Are Tribal Lending Payday Loans Regulated Differently Than Regular Payday Loans?
An online payday loan pops up promising fast cash, and buried in the fine print is a claim that the lender operates under tribal law rather than the borrower’s home state, which sounds like a technicality until the interest rate turns out to be far higher than anything a state-licensed lender could legally charge.
The quick answer
Some online payday lenders are affiliated with a Native American tribe and argue that tribal sovereign immunity places them outside the reach of a borrower’s state interest rate caps and lending regulations. Courts have addressed this argument repeatedly, with outcomes that vary depending on the specific lender’s structure, how closely it’s actually tied to the tribe, and the state involved, so there’s no single settled answer that applies to every tribal loan. Assuming a loan is automatically exempt from state protections just because it’s marketed that way isn’t a safe assumption to make.

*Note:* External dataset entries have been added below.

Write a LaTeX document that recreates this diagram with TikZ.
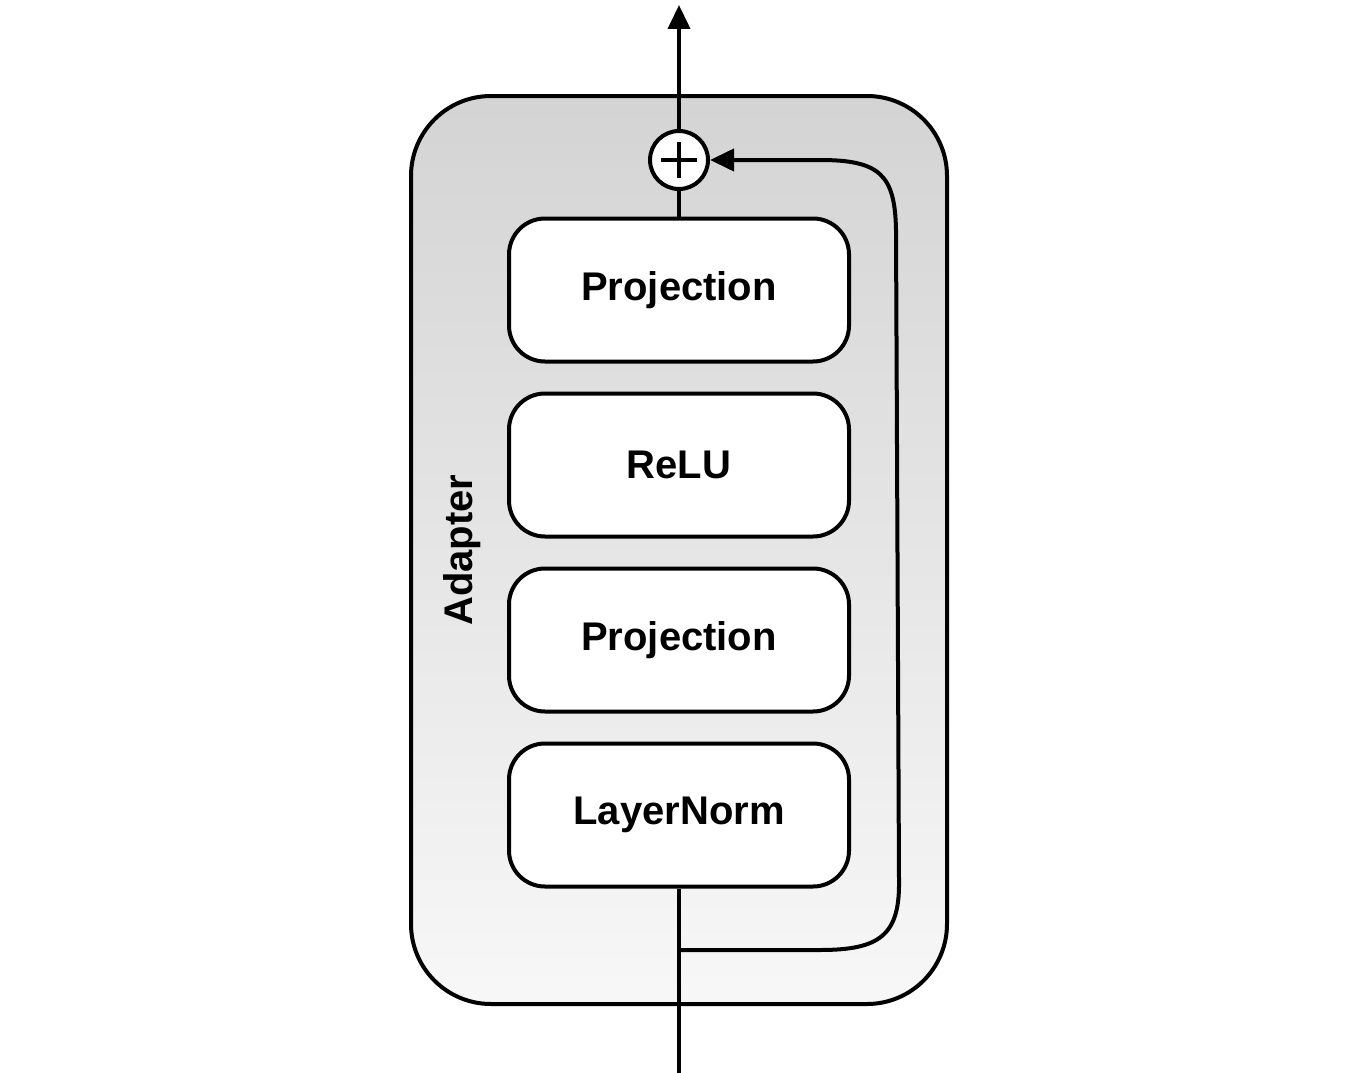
\documentclass[tikz,border=0pt]{standalone}
\usepackage{fontspec}
\setmainfont{Liberation Sans}
\usetikzlibrary{arrows.meta}
\begin{document}
\begin{tikzpicture}[x=1pt,y=-1pt,
  blk/.style={draw,line width=4pt,rounded corners=36pt,fill=white,minimum width=340pt,minimum height=143pt,font=\fontsize{40}{48}\selectfont\bfseries},
  ln/.style={line width=4pt},
  arr/.style={ln,-{Triangle[length=24pt,width=22pt]}}]
\useasboundingbox (0,0) rectangle (1357,1073);
\node[draw,line width=4pt,rounded corners=80pt,top color=black!17,bottom color=black!3,minimum width=536pt,minimum height=908pt] (ad) at (679,550) {};
\node[rotate=90,font=\fontsize{40}{48}\selectfont\bfseries] (lab) at (462,550) {Adapter};
\node[blk] (p2) at (679,290) {Projection};
\node[blk] (r) at (679,465) {ReLU};
\node[blk] (p1) at (679,640) {Projection};
\node[blk] (l) at (679,815) {LayerNorm};
\node[draw,circle,line width=4pt,fill=white,minimum size=58pt,inner sep=0pt] (c) at (679,160) {};
\draw[line width=4pt] (c.center)++(-18,0) -- ++(36,0) (c.center)++(0,-18) -- ++(0,36);
\coordinate (bot) at (679,1073);
\coordinate (top) at (679,5);
\coordinate (sk) at (679,950);
\draw[ln] (bot) -- (l.south);
\draw[ln] (p2.north) -- (c.south);
\draw[arr] (c.north) -- (top);
\draw[arr] (sk) -- (820,950) .. controls (880,950) and (900,935) .. (899,880) -- (896,230) .. controls (895,175) and (880,160) .. (820,160) -- (c.east);
\end{tikzpicture}
\end{document}
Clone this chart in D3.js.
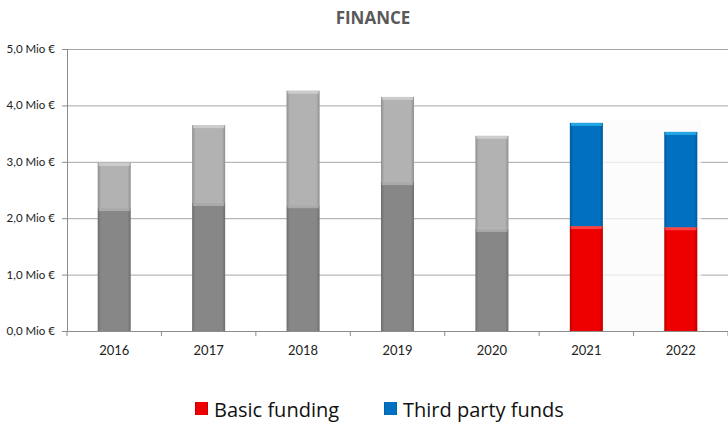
<!DOCTYPE html>
<html><head><meta charset="utf-8">
<script src="https://cdn.jsdelivr.net/npm/d3@7"></script>
<style>body{margin:0;background:#fff}svg{display:block}</style>
</head><body><svg id="c" width="728" height="423"></svg>
<script>
const years = ["2016","2017","2018","2019","2020","2021","2022"];
const lowerValues = [2.18, 2.27, 2.23, 2.64, 1.81, 1.86, 1.84];
const upperValues = [0.80, 1.38, 2.03, 1.51, 1.65, 1.83, 1.69];
const yTicks = [0,1,2,3,4,5];
const yTickLabels = ["0,0 Mio €","1,0 Mio €","2,0 Mio €","3,0 Mio €","4,0 Mio €","5,0 Mio €"];
const legendLabels = ["Basic funding","Third party funds"];
const highlightYears = ["2021","2022"];

const svg = d3.select("#c");
const font = "Lato, 'Open Sans', sans-serif";
const m = {l:67, r:728, t:49, b:331};
const x = d3.scaleBand().domain(years).range([m.l, m.r]);
const y = d3.scaleLinear().domain([0,5]).range([m.b, m.t]);
const barW = x.step()*0.35;

const defs = svg.append("defs");
function grad(id, edge, mid){
  const g = defs.append("linearGradient").attr("id",id).attr("x1",0).attr("x2",1).attr("y1",0).attr("y2",0);
  g.append("stop").attr("offset",0).attr("stop-color",edge);
  g.append("stop").attr("offset",0.1).attr("stop-color",mid);
  g.append("stop").attr("offset",0.9).attr("stop-color",mid);
  g.append("stop").attr("offset",1).attr("stop-color",edge);
}
grad("gDark","#6e6e6e","#878787");
grad("gLight","#8f8f8f","#b2b2b2");
grad("gRed","#b80000","#ee0000");
grad("gBlue","#005a9e","#0070c0");

// title
svg.append("text").attr("x",373).attr("y",24).attr("text-anchor","middle")
  .attr("font-family","'Open Sans', sans-serif").attr("font-weight","bold").attr("font-size",17)
  .attr("fill","#595959").text("FINANCE");

// gridlines
svg.append("g").selectAll("line").data(yTicks.slice(1)).join("line")
  .attr("x1",m.l).attr("x2",m.r).attr("y1",d=>y(d)+0.5).attr("y2",d=>y(d)+0.5)
  .attr("stroke","#a6a6a6").attr("stroke-width",1);

// faint overlay behind highlighted years
const hx0 = x(highlightYears[0]) + x.step()/2 + barW/2;
const hx1 = x(highlightYears[1]) + x.step()/2 + barW/2 + 4;
svg.append("rect").attr("x",hx0).attr("width",hx1-hx0).attr("y",y(3.75)).attr("height",m.b-y(3.75))
  .attr("fill","#fbfbfb").attr("opacity",0.75);

// y axis
const ya = svg.append("g");
ya.append("line").attr("x1",m.l+0.5).attr("x2",m.l+0.5).attr("y1",m.t).attr("y2",m.b).attr("stroke","#8c8c8c");
ya.selectAll("line.t").data(yTicks).join("line").attr("class","t")
  .attr("x1",m.l-5).attr("x2",m.l).attr("y1",d=>y(d)+0.5).attr("y2",d=>y(d)+0.5).attr("stroke","#8c8c8c");
ya.selectAll("text").data(yTicks).join("text")
  .attr("x",m.l-12).attr("y",d=>y(d)+4).attr("text-anchor","end")
  .attr("font-family",font).attr("font-size",11.5).attr("fill","#222")
  .text((d,i)=>yTickLabels[i]);

// bars
const colors = d => {
  const hl = highlightYears.includes(d);
  return hl ? ["url(#gRed)","url(#gBlue)","#ff5a5a","#30b8f0"] : ["url(#gDark)","url(#gLight)","#b5b5b5","#d4d4d4"];
};
const bars = svg.append("g");
years.forEach((yr,i)=>{
  const cx = x(yr)+x.step()/2;
  const c = colors(yr);
  const segs = [[0,lowerValues[i],c[0],c[2]],[lowerValues[i],lowerValues[i]+upperValues[i],c[1],c[3]]];
  segs.forEach(([a,b,f,hl])=>{
    bars.append("rect").attr("x",cx-barW/2).attr("width",barW).attr("y",y(b)).attr("height",y(a)-y(b)).attr("fill",f);
    bars.append("rect").attr("x",cx-barW/2+1).attr("width",barW-2).attr("y",y(b)).attr("height",3).attr("fill",hl).attr("opacity",0.75);
  });
});

// x axis
const xa = svg.append("g");
xa.append("line").attr("x1",m.l).attr("x2",m.r).attr("y1",m.b+0.5).attr("y2",m.b+0.5).attr("stroke","#8c8c8c");
xa.selectAll("line.t").data(years.concat(["end"])).join("line").attr("class","t")
  .attr("x1",(d,i)=>m.l+i*x.step()).attr("x2",(d,i)=>m.l+i*x.step())
  .attr("y1",m.b).attr("y2",m.b+5).attr("stroke","#8c8c8c");
xa.selectAll("text").data(years).join("text")
  .attr("x",d=>x(d)+x.step()/2).attr("y",m.b+24).attr("text-anchor","middle")
  .attr("font-family",font).attr("font-size",13).attr("fill","#222").text(d=>d);

// legend
const lg = svg.append("g");
const lgItems = [{label:legendLabels[0], fill:"url(#gRed)", x:195},{label:legendLabels[1], fill:"url(#gBlue)", x:384}];
lgItems.forEach(it=>{
  lg.append("rect").attr("x",it.x).attr("y",402).attr("width",13).attr("height",13).attr("fill",it.fill);
  lg.append("text").attr("x",it.x+19).attr("y",417).attr("font-family","'Open Sans', sans-serif").attr("font-size",20)
    .attr("fill","#111").text(it.label);
});
</script></body></html>
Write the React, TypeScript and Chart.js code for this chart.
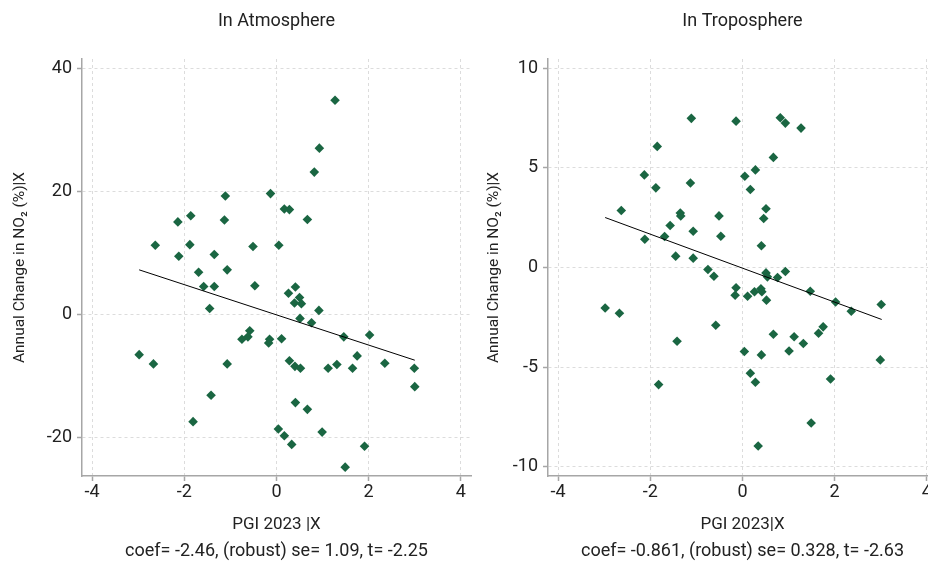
import React, { useEffect, useRef } from 'react';
import { Chart, registerables } from 'chart.js';
Chart.register(...registerables);

const FONT = "Roboto, 'Liberation Sans', sans-serif";
const TEXT = '#222222';
const GREEN = '#1a6642';
const GRID = '#dcdcdc';
const AXIS = '#a6a6a6';

const xTicks = [-4, -2, 0, 2, 4];
const atmYTicks = [-20, 0, 20, 40];
const tropYTicks = [-10, -5, 0, 5, 10];

const atmX = [-1.11, -0.13, -1.86, -2.14, -1.13, -2.63, -1.88, -2.12, -1.35, -0.51, 0.05, 1.27, 0.93, 0.82, 0.17, 0.28, 0.67, -1.69, -1.07, -1.58, -1.35, -0.47, -1.45, -0.58, -0.75, -0.62, -0.15, -0.17, 0.11, -2.98, -2.67, -1.07, -1.42, -1.81, 0.04, 0.41, 0.26, 0.5, 0.39, 0.54, 0.92, 0.51, 0.76, 1.46, 2.02, 0.28, 0.4, 0.52, 1.12, 1.31, 1.65, 1.75, 2.35, 2.99, 3.0, 0.41, 0.67, 0.17, 0.33, 0.99, 1.91, 1.49];
const atmY = [19.2, 19.6, 16.0, 15.0, 15.3, 11.2, 11.3, 9.4, 9.7, 11.0, 11.2, 34.8, 27.0, 23.1, 17.1, 17.0, 15.4, 6.8, 7.2, 4.5, 4.5, 4.6, 0.9, -2.7, -4.1, -3.7, -4.1, -4.7, -4.0, -6.6, -8.1, -8.1, -13.2, -17.5, -18.7, 4.4, 3.4, 2.7, 1.8, 1.7, 0.6, -0.7, -1.4, -3.7, -3.4, -7.6, -8.5, -8.8, -8.8, -8.2, -8.8, -6.8, -8.0, -8.8, -11.8, -14.4, -15.5, -19.8, -21.2, -19.2, -21.5, -24.9];

const tropX = [-1.11, -0.14, -1.85, -2.13, -1.88, -1.13, 0.05, -2.63, -1.35, -1.34, -0.51, -1.57, -1.07, -1.69, -0.47, -2.12, -1.45, -1.07, 0.82, 0.93, 1.27, 0.67, 0.28, 0.17, 0.51, 0.46, 0.41, -0.75, -0.62, -0.14, -0.16, -2.98, -2.67, -0.58, -1.42, 0.04, -1.82, 0.51, 0.54, 0.76, 0.93, 1.47, 2.02, 2.36, 3.01, 0.11, 0.26, 0.4, 0.42, 0.52, 0.67, 1.12, 1.32, 1.65, 1.75, 0.41, 1.01, 2.99, 0.17, 0.28, 1.91, 1.49, 0.34];
const tropY = [7.49, 7.35, 6.08, 4.65, 4.0, 4.24, 4.58, 2.86, 2.74, 2.59, 2.59, 2.11, 1.82, 1.56, 1.57, 1.42, 0.57, 0.47, 7.52, 7.25, 7.0, 5.53, 4.9, 3.92, 2.95, 2.46, 1.09, -0.1, -0.44, -1.02, -1.39, -2.03, -2.3, -2.9, -3.7, -4.22, -5.88, -0.27, -0.47, -0.5, -0.2, -1.19, -1.73, -2.2, -1.86, -1.44, -1.22, -1.07, -1.22, -1.64, -3.35, -3.48, -3.82, -3.3, -2.98, -4.39, -4.19, -4.64, -5.31, -5.76, -5.6, -7.81, -8.96];

const atmFitX = [-2.98, 3.0];
const atmFitY = [7.2, -7.5];
const tropFitX = [-2.98, 3.02];
const tropFitY = [2.51, -2.61];

const panels = [
  {
    title: 'In Atmosphere',
    yTitle: 'Annual Change in NO\u2082 (%)|X',
    xTitle: 'PGI 2023 |X',
    stats: 'coef= -2.46, (robust) se= 1.09, t= -2.25',
    xs: atmX, ys: atmY, fitX: atmFitX, fitY: atmFitY,
    yTicks: atmYTicks, yMin: -26.34, yMax: 41.5,
    left: 0, yTitlePad: 10.7,
  },
  {
    title: 'In Troposphere',
    yTitle: 'Annual Change in NO\u2082 (%)|X',
    xTitle: 'PGI 2023|X',
    stats: 'coef= -0.861, (robust) se= 0.328, t= -2.63',
    xs: tropX, ys: tropY, fitX: tropFitX, fitY: tropFitY,
    yTicks: tropYTicks, yMin: -10.47, yMax: 10.47,
    left: 466, yTitlePad: 18.7,
  },
];

function makeConfig(p: any): any {
  const font = (size: number) => ({ family: FONT, size, weight: 'normal', lineHeight: 1.2 });
  return {
    type: 'scatter',
    data: {
      datasets: [
        {
          type: 'line',
          data: p.fitX.map((x: number, i: number) => ({ x, y: p.fitY[i] })),
          borderColor: '#000000',
          borderWidth: 1,
          pointRadius: 0,
          fill: false,
        },
        {
          type: 'scatter',
          data: p.xs.map((x: number, i: number) => ({ x, y: p.ys[i] })),
          pointStyle: 'rectRot',
          pointRadius: 4.8,
          backgroundColor: GREEN,
          borderColor: GREEN,
          borderWidth: 0,
        },
      ],
    },
    options: {
      animation: false,
      responsive: false,
      devicePixelRatio: 1,
      layout: { padding: { left: 0, right: 9, top: 0, bottom: 0 } },
      plugins: {
        legend: { display: false },
        tooltip: { enabled: false },
        title: {
          display: true, text: p.title, fullSize: false, color: TEXT,
          font: font(18), padding: { top: 11, bottom: 26.4 },
        },
        subtitle: {
          display: true, position: 'bottom', text: p.stats, fullSize: false, color: TEXT,
          font: font(18), padding: { top: 0, bottom: 0 },
        },
      },
      scales: {
        x: {
          type: 'linear', min: -4.22, max: 4.22,
          afterBuildTicks: (ax: any) => { ax.ticks = xTicks.map((v) => ({ value: v })); },
          afterFit: (s: any) => { s.height = 64.4; },
          grid: { color: GRID, lineWidth: 1, tickColor: AXIS, tickLength: 5, tickWidth: 1.5 },
          border: { display: true, color: AXIS, width: 1.5, dash: [3, 3] },
          ticks: { color: TEXT, font: font(18), padding: 1, maxRotation: 0 },
          title: { display: true, text: p.xTitle, color: TEXT, font: font(17), padding: { top: 0, bottom: 5 } },
        },
        y: {
          type: 'linear', min: p.yMin, max: p.yMax,
          afterBuildTicks: (ax: any) => { ax.ticks = p.yTicks.map((v: number) => ({ value: v })); },
          afterFit: (s: any) => { s.width = 82; },
          grid: { color: GRID, lineWidth: 1, tickColor: AXIS, tickLength: 5, tickWidth: 1.5 },
          border: { display: true, color: AXIS, width: 1.5, dash: [3, 3] },
          ticks: { color: TEXT, font: font(18), padding: 5 },
          title: { display: true, text: p.yTitle, color: TEXT, font: font(15.5), padding: { top: p.yTitlePad, bottom: 0 } },
        },
      },
    },
  };
}

function Panel({ p }: { p: any }) {
  const ref = useRef<HTMLCanvasElement | null>(null);
  useEffect(() => {
    if (!ref.current) return;
    const chart = new Chart(ref.current, makeConfig(p));
    return () => chart.destroy();
  }, [p]);
  return (
    <canvas
      ref={ref}
      width={480}
      height={562}
      style={{ position: 'absolute', left: p.left, top: 0, width: 480, height: 562 }}
    />
  );
}

export default function App() {
  return (
    <div style={{ position: 'fixed', left: 0, top: 0, width: 928, height: 562, overflow: 'hidden', background: '#ffffff' }}>
      {panels.map((p) => (
        <Panel key={p.title} p={p} />
      ))}
    </div>
  );
}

What tribal lending actually refers to
A tribal lending arrangement generally involves a lending business formed under, or affiliated with, a federally recognized tribe, sometimes operating the loan business itself and sometimes licensing its tribal affiliation to an outside company. Because tribes hold a form of sovereign immunity in many legal contexts, some of these lenders argue state usury laws, the laws capping interest rates, don’t apply to them the way they’d apply to a conventional lender operating only under state license.
Why the legal question stays unsettled
Courts in various cases have looked closely at whether a tribal lender is a genuine arm of the tribe, with real tribal ownership, oversight, and economic benefit flowing back to the tribe, or whether it’s largely a non-tribal company using a tribal affiliation mainly to sidestep state regulation, sometimes called “rent-a-tribe” arrangements in legal commentary. Outcomes have gone both ways depending on the facts of each case, and the legal landscape continues to shift as new rulings come down, which is part of why this remains a genuinely unsettled area rather than a clear-cut rule either direction.
Signs worth noticing before borrowing
- Extremely high annual interest rates compared to state-licensed lenders. A rate far outside the range allowed under a specific state’s cap is often the first signal that a lender is relying on a tribal exemption argument.
- Limited or unclear information about the underlying business structure. Difficulty finding clear ownership or tribal affiliation details can be a sign worth researching further before borrowing.
- Marketing that leans heavily on speed and easy approval. This is common across payday lending generally, tribal or not, and speed of approval doesn’t indicate anything about a loan’s underlying terms.
What borrowers weigh before taking one on
Because enforcement and repayment options can differ depending on how a court eventually treats a specific lender, someone considering a tribal payday loan is weighing real uncertainty, not just a higher interest rate. This is a related but distinct issue from how the statute of limitations differs across debt types, since jurisdiction questions can also affect how collection is pursued if a loan later goes unpaid, including whether wages can be garnished without a lawsuit being filed first. Checking with a state attorney general’s office or a legal aid organization about a specific lender’s status is a more reliable path than relying on the lender’s own claims. For anyone already dealing with a difficult loan, understanding how to tell a debt elimination scam from legitimate help is also useful, since financial stress from a high-cost loan can attract predatory “help” offers, similar to the recovery offers that target people who’ve already lost money elsewhere.
Final thoughts
Tribal payday lending sits in a genuinely gray legal area, and the specific answer for any one lender depends on details a borrower typically can’t verify just by reading a website. Treating “tribally affiliated” as marketing language rather than a guarantee of anything, legal or otherwise, is the more realistic way to approach a loan offer that leans on that claim.